Would you write out the listing verbatim and skip every picture in it?

______________________________

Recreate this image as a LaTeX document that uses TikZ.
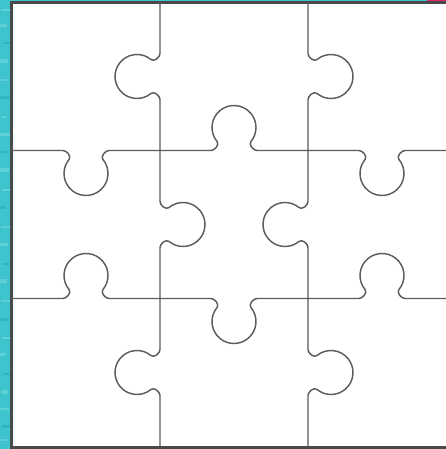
\documentclass[tikz,border=0pt]{standalone}
\definecolor{cyanbg}{HTML}{3DC4CD}
\definecolor{cyanlt}{HTML}{7ADCE2}
\definecolor{cyandk}{HTML}{22A9B4}
\definecolor{pinkbg}{HTML}{E0246E}
\definecolor{linegray}{HTML}{5C5C5C}
\definecolor{framegray}{HTML}{4A4A4A}
\tikzset{
  piece/.style={draw=linegray, line width=1.45pt, line join=round, line cap=round},
  frame/.style={draw=framegray, line width=2.8pt},
  pics/knobedge/.style={code={
    \draw[piece] (0,0) -- (51,0) to[out=0,in=-50,looseness=0.9] (57.15,8.86)
      arc[start angle=220,end angle=-40,radius=22pt]
      to[out=-130,in=180,looseness=0.9] (97,0) -- (148,0);
  }}
}
\begin{document}
\begin{tikzpicture}[x=1pt,y=1pt]
\useasboundingbox (0,0) rectangle (446,449);
% background
\fill[white] (0,0) rectangle (446,449);
\fill[cyanbg] (0,0) rectangle (11,449);
\foreach \yy/\hh/\xa/\xb/\cc in {8/2/0/7/cyanlt,21/3/2/10/cyandk,39/2/0/9/cyanlt,55/4/1/8/cyanlt,74/2/3/10/cyandk,93/3/0/6/cyanlt,110/2/2/10/cyanlt,128/3/0/9/cyandk,147/2/1/10/cyanlt,166/4/0/7/cyanlt,184/2/3/10/cyandk,203/3/0/8/cyanlt,221/2/1/10/cyanlt,240/3/0/6/cyandk,258/2/2/10/cyanlt,277/4/0/9/cyanlt,296/2/1/8/cyandk,313/3/0/10/cyanlt,331/2/2/7/cyanlt,350/3/0/10/cyandk,368/2/1/9/cyanlt,386/4/0/8/cyanlt,405/2/3/10/cyandk,422/3/0/7/cyanlt,438/2/1/10/cyanlt}
  \fill[\cc, opacity=0.55] (\xa,\yy) rectangle (\xb,\yy+\hh);
\fill[cyanbg] (0,447) rectangle (427,449);
\fill[pinkbg] (427,447) rectangle (446,449);
% outer frame
\draw[frame] (11.4,1.6) rectangle (460,446.6);
% vertical edges
\path (160,298.5) pic[rotate=90]  {knobedge};
\path (308,446.5) pic[rotate=-90] {knobedge};
\path (160,298.5) pic[rotate=-90] {knobedge};
\path (308,150.5) pic[rotate=90]  {knobedge};
\path (160,2.5)   pic[rotate=90]  {knobedge};
\path (308,150.5) pic[rotate=-90] {knobedge};
% horizontal edges
\path (160,298.5) pic[rotate=180] {knobedge};
\path (160,298.5) pic {knobedge};
\path (456,298.5) pic[rotate=180] {knobedge};
\path (12,150.5)  pic {knobedge};
\path (308,150.5) pic[rotate=180] {knobedge};
\path (308,150.5) pic {knobedge};
\end{tikzpicture}
\end{document}
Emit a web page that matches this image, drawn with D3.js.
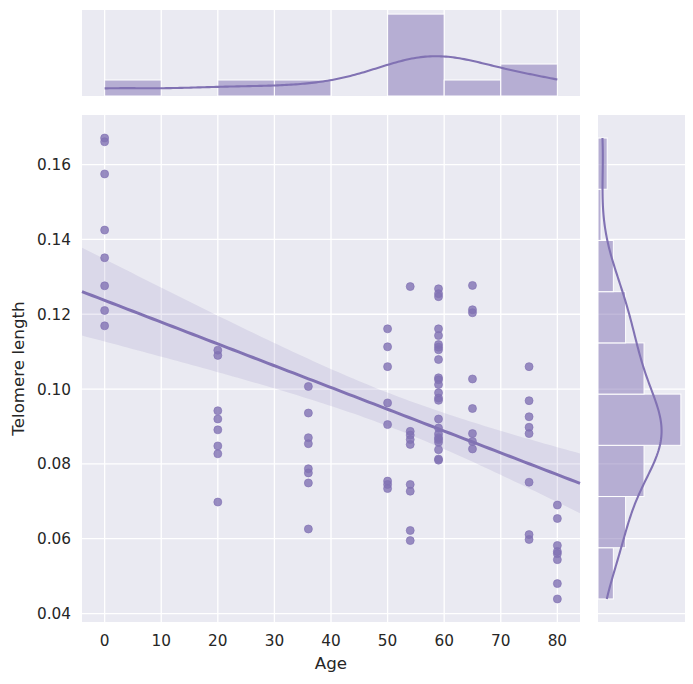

______________________________

COMPLETED TASK
Recreate this image as a LaTeX document that uses TikZ.
\documentclass[tikz,border=0pt]{standalone}
\definecolor{cyanbg}{HTML}{3DC4CD}
\definecolor{cyanlt}{HTML}{7ADCE2}
\definecolor{cyandk}{HTML}{22A9B4}
\definecolor{pinkbg}{HTML}{E0246E}
\definecolor{linegray}{HTML}{5C5C5C}
\definecolor{framegray}{HTML}{4A4A4A}
\tikzset{
  piece/.style={draw=linegray, line width=1.45pt, line join=round, line cap=round},
  frame/.style={draw=framegray, line width=2.8pt},
  pics/knobedge/.style={code={
    \draw[piece] (0,0) -- (51,0) to[out=0,in=-50,looseness=0.9] (57.15,8.86)
      arc[start angle=220,end angle=-40,radius=22pt]
      to[out=-130,in=180,looseness=0.9] (97,0) -- (148,0);
  }}
}
\begin{document}
\begin{tikzpicture}[x=1pt,y=1pt]
\useasboundingbox (0,0) rectangle (446,449);
% background
\fill[white] (0,0) rectangle (446,449);
\fill[cyanbg] (0,0) rectangle (11,449);
\foreach \yy/\hh/\xa/\xb/\cc in {8/2/0/7/cyanlt,21/3/2/10/cyandk,39/2/0/9/cyanlt,55/4/1/8/cyanlt,74/2/3/10/cyandk,93/3/0/6/cyanlt,110/2/2/10/cyanlt,128/3/0/9/cyandk,147/2/1/10/cyanlt,166/4/0/7/cyanlt,184/2/3/10/cyandk,203/3/0/8/cyanlt,221/2/1/10/cyanlt,240/3/0/6/cyandk,258/2/2/10/cyanlt,277/4/0/9/cyanlt,296/2/1/8/cyandk,313/3/0/10/cyanlt,331/2/2/7/cyanlt,350/3/0/10/cyandk,368/2/1/9/cyanlt,386/4/0/8/cyanlt,405/2/3/10/cyandk,422/3/0/7/cyanlt,438/2/1/10/cyanlt}
  \fill[\cc, opacity=0.55] (\xa,\yy) rectangle (\xb,\yy+\hh);
\fill[cyanbg] (0,447) rectangle (427,449);
\fill[pinkbg] (427,447) rectangle (446,449);
% outer frame
\draw[frame] (11.4,1.6) rectangle (460,446.6);
% vertical edges
\path (160,298.5) pic[rotate=90]  {knobedge};
\path (308,446.5) pic[rotate=-90] {knobedge};
\path (160,298.5) pic[rotate=-90] {knobedge};
\path (308,150.5) pic[rotate=90]  {knobedge};
\path (160,2.5)   pic[rotate=90]  {knobedge};
\path (308,150.5) pic[rotate=-90] {knobedge};
% horizontal edges
\path (160,298.5) pic[rotate=180] {knobedge};
\path (160,298.5) pic {knobedge};
\path (456,298.5) pic[rotate=180] {knobedge};
\path (12,150.5)  pic {knobedge};
\path (308,150.5) pic[rotate=180] {knobedge};
\path (308,150.5) pic {knobedge};
\end{tikzpicture}
\end{document}
Emit a web page that matches this image, drawn with D3.js.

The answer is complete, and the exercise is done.